INSTRUCTION >> Report each line of the data that has "chart" somewhere in it.

++++ SOURCE MATERIAL ++++

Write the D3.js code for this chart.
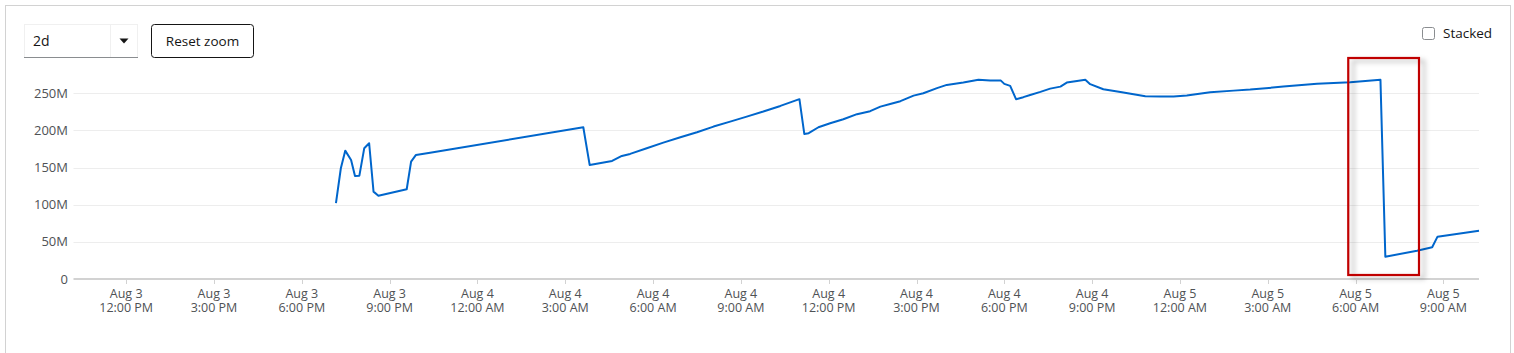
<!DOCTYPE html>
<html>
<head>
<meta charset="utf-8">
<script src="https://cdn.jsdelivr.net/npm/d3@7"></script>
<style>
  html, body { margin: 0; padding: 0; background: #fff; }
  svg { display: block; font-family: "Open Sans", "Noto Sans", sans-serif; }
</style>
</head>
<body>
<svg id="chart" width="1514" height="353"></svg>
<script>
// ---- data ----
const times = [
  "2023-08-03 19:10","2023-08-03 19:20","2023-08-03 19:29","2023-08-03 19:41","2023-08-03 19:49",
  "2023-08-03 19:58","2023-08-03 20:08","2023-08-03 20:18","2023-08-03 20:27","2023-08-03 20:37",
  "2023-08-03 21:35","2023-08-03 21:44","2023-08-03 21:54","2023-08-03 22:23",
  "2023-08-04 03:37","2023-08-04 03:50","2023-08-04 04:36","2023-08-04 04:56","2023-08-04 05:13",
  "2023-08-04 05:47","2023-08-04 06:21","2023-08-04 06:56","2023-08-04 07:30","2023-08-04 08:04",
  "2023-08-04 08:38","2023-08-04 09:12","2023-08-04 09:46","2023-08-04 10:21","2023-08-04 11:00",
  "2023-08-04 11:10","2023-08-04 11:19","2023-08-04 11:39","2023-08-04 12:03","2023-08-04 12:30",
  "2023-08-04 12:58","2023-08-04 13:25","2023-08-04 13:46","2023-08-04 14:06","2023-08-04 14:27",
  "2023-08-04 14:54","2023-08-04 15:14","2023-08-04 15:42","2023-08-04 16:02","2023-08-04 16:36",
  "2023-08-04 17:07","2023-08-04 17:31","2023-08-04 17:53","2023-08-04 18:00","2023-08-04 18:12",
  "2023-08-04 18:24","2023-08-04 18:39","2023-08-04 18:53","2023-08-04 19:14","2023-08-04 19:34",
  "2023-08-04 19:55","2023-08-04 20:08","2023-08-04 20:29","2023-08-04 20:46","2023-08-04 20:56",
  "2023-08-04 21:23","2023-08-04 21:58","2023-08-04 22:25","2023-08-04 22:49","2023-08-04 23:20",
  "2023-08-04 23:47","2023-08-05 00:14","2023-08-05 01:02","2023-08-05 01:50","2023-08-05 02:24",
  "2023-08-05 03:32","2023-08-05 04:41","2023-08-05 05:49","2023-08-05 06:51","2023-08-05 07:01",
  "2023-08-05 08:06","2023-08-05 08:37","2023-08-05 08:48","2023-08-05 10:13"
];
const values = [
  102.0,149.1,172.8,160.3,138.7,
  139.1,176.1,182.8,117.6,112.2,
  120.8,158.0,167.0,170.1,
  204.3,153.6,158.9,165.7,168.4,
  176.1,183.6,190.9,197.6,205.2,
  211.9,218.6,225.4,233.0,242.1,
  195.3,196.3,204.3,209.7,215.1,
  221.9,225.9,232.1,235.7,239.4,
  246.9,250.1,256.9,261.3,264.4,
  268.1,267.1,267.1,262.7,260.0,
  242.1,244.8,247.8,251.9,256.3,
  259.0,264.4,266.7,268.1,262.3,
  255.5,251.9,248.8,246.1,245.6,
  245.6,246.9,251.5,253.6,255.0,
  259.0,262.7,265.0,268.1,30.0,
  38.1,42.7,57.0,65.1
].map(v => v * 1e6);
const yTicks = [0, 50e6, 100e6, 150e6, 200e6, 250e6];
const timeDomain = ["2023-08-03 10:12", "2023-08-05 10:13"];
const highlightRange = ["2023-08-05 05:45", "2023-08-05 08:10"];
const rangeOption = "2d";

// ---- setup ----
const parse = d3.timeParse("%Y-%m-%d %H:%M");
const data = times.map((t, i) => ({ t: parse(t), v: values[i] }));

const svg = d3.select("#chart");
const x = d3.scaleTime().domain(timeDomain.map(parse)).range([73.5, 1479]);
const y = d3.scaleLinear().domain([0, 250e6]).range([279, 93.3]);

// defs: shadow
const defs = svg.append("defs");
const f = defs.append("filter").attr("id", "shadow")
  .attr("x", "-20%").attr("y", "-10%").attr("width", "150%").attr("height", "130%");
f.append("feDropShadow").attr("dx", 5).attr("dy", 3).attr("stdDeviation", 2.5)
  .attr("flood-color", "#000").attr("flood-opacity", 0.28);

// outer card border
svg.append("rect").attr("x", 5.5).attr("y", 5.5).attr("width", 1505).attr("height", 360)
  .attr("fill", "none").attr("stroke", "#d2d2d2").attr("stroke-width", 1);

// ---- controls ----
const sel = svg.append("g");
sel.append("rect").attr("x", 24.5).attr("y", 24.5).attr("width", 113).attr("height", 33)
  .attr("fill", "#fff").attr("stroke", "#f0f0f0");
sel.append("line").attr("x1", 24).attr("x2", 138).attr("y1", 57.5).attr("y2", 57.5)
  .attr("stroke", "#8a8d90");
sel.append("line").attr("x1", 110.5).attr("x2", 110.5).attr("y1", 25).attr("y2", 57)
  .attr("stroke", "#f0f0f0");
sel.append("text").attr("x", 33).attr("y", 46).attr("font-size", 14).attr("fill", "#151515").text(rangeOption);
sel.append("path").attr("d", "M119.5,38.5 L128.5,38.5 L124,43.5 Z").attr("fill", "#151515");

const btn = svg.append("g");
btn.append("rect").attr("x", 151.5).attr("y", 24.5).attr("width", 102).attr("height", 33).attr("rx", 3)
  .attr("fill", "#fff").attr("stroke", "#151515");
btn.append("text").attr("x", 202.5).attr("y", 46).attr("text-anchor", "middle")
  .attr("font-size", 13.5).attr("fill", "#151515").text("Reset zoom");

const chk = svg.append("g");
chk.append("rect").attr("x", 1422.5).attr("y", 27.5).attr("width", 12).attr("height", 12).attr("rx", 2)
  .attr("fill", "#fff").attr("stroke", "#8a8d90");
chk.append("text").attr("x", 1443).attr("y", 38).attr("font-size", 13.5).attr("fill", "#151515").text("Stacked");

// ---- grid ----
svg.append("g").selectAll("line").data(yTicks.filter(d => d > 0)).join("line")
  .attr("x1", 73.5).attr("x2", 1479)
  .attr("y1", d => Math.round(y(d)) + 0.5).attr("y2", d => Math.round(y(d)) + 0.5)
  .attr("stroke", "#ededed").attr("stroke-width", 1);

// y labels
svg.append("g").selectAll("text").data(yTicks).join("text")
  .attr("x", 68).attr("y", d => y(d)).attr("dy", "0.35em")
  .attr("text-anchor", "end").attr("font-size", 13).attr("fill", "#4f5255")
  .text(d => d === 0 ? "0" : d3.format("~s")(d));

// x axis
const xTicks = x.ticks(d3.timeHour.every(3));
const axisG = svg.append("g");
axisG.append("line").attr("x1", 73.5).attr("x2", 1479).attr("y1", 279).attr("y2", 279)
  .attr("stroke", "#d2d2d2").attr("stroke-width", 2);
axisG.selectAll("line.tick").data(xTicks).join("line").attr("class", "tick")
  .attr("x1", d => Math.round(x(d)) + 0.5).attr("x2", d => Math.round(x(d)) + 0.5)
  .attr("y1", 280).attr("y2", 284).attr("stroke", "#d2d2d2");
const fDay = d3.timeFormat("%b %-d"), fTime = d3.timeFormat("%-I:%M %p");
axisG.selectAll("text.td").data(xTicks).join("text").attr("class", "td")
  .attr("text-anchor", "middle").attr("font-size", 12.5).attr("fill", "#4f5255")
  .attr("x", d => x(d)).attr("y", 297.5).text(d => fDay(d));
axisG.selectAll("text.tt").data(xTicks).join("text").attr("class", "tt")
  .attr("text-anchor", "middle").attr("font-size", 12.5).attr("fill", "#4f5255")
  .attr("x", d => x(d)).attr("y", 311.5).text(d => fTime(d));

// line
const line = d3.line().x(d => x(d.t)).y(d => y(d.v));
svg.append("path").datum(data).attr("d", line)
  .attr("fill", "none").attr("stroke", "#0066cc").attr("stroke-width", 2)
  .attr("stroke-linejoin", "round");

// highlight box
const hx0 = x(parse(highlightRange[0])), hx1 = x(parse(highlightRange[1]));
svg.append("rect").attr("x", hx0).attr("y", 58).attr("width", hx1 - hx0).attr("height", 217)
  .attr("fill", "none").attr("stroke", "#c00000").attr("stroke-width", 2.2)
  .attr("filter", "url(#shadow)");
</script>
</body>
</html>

++++

REPLY >>
Write the D3.js code for this chart.
<svg id="chart" width="1514" height="353"></svg>
const svg = d3.select("#chart");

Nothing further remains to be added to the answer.